Свекровь жила далеко, у мамы ответственная должность, постоянные авралы и проблемы. Ждать помощи неоткуда.
Полина не роптала. Она знала, что такое положение, эта адская нагрузка, циклическая круговерть однообразных занятий и обязанностей, отупляющих мозг, дело временное. Стоит только пережить: год, может быть два. Всё наладится.
Опять будет сиять солнце, петь птицы, люди – улыбаться и радоваться жизни.
Как же было хорошо тогда…
С Ромкой они почти не общались, виделись лишь краткий миг перед сном и несколько условно приятных минут в постели.
Рома старался не утомлять жену сексом. Ей и без того тяжело.
Оба ужасно уставали, отчего приходилось жить в изолированном, отчуждённом мире. Несмотря на ребёнка и мужа Полина чувствовала себя одинокой, брошенной.
Ромка в краткие минуты, когда им удавалось побыть наедине, слиться душой и телом, был заботлив и нежен, трогательно чувствителен, ласков, но закончив ритуальный танец, сразу отворачивался к стенке и моментально засыпал.
Он всегда хотел Полину, только последнее время всё чаще старался гасить страсть, чтобы не утомить, не причинить боль, не вызвать приступ негодования.
Он понимал, насколько Полине непросто, как слаб и хрупок их малыш, что сам бы не выдержал и десятой доли тех титанических усилий, которые приходится прилагать жене ежеминутно, но помогать не спешил.
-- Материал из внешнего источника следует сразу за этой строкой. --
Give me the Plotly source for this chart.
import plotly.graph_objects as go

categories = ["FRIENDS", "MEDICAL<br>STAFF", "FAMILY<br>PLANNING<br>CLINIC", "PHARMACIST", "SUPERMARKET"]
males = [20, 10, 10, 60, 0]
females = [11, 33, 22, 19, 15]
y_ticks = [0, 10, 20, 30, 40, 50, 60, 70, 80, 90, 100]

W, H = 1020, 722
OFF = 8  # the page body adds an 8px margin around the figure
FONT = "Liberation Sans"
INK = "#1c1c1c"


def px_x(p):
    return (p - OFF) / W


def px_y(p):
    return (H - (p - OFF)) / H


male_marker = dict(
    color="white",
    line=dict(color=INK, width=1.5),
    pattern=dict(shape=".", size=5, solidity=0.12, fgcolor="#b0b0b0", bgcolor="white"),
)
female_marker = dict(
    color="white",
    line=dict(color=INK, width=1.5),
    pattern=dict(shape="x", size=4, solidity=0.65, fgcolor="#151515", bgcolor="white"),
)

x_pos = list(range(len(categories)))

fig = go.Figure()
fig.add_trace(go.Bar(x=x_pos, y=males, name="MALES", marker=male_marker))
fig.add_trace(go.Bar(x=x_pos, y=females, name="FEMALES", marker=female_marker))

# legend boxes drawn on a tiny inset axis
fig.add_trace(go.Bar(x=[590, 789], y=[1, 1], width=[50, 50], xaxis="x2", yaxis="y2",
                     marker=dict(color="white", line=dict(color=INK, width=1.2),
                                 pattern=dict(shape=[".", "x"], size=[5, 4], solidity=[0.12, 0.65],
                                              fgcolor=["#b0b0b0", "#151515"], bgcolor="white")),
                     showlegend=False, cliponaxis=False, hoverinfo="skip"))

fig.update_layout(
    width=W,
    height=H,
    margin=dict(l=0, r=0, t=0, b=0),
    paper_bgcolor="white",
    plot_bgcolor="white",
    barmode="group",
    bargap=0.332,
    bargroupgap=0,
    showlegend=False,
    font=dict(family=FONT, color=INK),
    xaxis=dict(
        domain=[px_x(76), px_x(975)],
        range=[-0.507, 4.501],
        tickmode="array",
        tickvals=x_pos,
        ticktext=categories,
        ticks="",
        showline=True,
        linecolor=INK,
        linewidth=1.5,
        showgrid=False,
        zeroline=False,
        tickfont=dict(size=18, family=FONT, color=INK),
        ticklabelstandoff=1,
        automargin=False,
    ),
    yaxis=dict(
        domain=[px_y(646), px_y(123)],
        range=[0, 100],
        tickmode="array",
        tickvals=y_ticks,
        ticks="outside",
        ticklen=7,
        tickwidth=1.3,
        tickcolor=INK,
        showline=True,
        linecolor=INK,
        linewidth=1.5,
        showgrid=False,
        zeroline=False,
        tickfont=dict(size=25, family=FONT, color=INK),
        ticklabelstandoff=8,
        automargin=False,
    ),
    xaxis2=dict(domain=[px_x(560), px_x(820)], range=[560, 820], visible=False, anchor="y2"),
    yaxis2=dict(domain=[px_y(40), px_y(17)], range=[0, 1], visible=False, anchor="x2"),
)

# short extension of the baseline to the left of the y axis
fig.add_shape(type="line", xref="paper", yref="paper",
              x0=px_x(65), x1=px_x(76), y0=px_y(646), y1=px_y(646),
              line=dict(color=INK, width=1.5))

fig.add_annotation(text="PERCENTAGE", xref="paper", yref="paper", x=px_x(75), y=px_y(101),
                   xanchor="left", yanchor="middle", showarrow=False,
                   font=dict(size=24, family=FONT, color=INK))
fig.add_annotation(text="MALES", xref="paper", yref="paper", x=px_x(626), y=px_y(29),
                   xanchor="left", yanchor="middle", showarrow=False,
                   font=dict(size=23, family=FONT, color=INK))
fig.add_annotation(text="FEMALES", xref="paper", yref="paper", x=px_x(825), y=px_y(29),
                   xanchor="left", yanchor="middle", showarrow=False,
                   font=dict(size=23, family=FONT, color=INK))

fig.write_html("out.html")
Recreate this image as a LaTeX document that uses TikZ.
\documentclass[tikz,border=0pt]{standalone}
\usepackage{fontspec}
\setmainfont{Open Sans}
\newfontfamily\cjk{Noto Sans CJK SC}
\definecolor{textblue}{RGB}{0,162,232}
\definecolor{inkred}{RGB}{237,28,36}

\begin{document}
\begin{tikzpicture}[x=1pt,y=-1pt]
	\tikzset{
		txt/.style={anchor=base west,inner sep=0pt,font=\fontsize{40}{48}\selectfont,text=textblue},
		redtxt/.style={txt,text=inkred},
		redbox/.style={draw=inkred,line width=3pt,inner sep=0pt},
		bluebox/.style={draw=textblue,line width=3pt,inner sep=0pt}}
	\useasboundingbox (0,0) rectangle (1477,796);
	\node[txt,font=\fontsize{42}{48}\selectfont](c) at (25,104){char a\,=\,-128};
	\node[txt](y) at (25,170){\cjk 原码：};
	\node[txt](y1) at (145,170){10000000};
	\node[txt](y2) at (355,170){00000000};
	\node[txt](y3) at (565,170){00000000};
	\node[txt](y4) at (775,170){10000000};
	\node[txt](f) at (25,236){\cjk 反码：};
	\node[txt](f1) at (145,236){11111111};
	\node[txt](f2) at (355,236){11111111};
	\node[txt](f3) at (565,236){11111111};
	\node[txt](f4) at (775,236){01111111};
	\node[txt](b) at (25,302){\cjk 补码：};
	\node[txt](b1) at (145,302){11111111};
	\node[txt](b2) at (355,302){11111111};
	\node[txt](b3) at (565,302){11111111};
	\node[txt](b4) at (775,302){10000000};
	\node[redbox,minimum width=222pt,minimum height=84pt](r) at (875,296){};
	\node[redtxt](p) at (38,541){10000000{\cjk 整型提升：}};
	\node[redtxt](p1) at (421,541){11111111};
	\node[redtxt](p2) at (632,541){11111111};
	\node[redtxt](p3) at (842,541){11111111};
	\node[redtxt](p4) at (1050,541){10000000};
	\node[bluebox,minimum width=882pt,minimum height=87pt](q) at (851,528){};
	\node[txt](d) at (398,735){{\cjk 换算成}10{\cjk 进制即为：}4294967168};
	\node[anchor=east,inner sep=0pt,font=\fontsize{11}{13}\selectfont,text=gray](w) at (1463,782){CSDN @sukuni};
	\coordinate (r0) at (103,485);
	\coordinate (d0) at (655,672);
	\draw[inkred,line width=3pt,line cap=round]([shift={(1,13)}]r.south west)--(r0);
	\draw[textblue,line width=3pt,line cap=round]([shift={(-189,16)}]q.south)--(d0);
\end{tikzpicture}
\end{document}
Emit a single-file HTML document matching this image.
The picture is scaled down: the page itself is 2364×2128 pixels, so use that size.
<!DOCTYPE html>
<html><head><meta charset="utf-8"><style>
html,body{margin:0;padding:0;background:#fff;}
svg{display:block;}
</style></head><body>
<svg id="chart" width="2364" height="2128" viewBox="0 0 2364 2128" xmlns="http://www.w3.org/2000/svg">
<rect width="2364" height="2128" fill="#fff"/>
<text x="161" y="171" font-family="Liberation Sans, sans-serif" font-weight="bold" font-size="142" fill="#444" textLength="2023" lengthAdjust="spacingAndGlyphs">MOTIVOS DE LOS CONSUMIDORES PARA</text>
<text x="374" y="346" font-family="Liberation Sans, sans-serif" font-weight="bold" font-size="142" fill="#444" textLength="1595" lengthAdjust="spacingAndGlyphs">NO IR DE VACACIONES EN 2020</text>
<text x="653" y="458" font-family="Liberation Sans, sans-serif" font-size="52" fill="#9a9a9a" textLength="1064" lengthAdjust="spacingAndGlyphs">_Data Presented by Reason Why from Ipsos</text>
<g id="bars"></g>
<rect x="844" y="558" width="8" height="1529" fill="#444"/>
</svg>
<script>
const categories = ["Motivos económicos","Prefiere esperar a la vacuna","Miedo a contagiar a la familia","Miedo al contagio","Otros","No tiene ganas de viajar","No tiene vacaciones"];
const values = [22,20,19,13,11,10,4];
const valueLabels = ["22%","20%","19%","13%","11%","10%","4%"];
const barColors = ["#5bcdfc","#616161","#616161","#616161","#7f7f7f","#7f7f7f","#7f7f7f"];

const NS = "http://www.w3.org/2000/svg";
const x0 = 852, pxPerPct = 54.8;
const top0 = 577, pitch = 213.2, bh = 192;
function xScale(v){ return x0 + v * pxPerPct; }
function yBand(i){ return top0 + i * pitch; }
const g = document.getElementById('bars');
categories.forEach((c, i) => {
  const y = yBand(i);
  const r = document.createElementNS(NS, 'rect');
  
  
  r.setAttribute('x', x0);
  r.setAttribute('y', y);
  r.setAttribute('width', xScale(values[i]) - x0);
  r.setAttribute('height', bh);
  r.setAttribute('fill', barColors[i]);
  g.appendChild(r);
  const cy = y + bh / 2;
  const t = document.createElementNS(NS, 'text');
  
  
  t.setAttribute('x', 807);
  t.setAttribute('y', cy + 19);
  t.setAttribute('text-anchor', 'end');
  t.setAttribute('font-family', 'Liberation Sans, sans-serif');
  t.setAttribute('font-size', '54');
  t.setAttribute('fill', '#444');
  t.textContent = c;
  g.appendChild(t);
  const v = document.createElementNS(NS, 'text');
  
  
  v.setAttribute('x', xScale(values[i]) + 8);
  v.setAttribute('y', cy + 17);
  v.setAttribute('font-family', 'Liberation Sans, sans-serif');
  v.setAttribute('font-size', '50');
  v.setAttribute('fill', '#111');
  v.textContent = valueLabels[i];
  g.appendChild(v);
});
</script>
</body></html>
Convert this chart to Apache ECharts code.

Мужское восприятие действительности, которое внушила ему мать, не позволяло взять часть женских забот на себя. Ромка боялся, что такими действиями можно избаловать жену, тогда всё в семье пойдёт наперекосяк.
Пусть уж сама справляется, – думал он.
Чтобы не расстраиваться, наблюдая за плавно-медлительными, словно она постоянно под наркозом, действиями Полины, Ромка старался подольше задерживаться на работе или общался с закадычными друзьями.
Он не был плохим мужем. Так его научили жить.
Палина втянулась в порядок семейных церемоний и обязательных действий, приспособилась, примирилась. Другой жизни девочка не знала.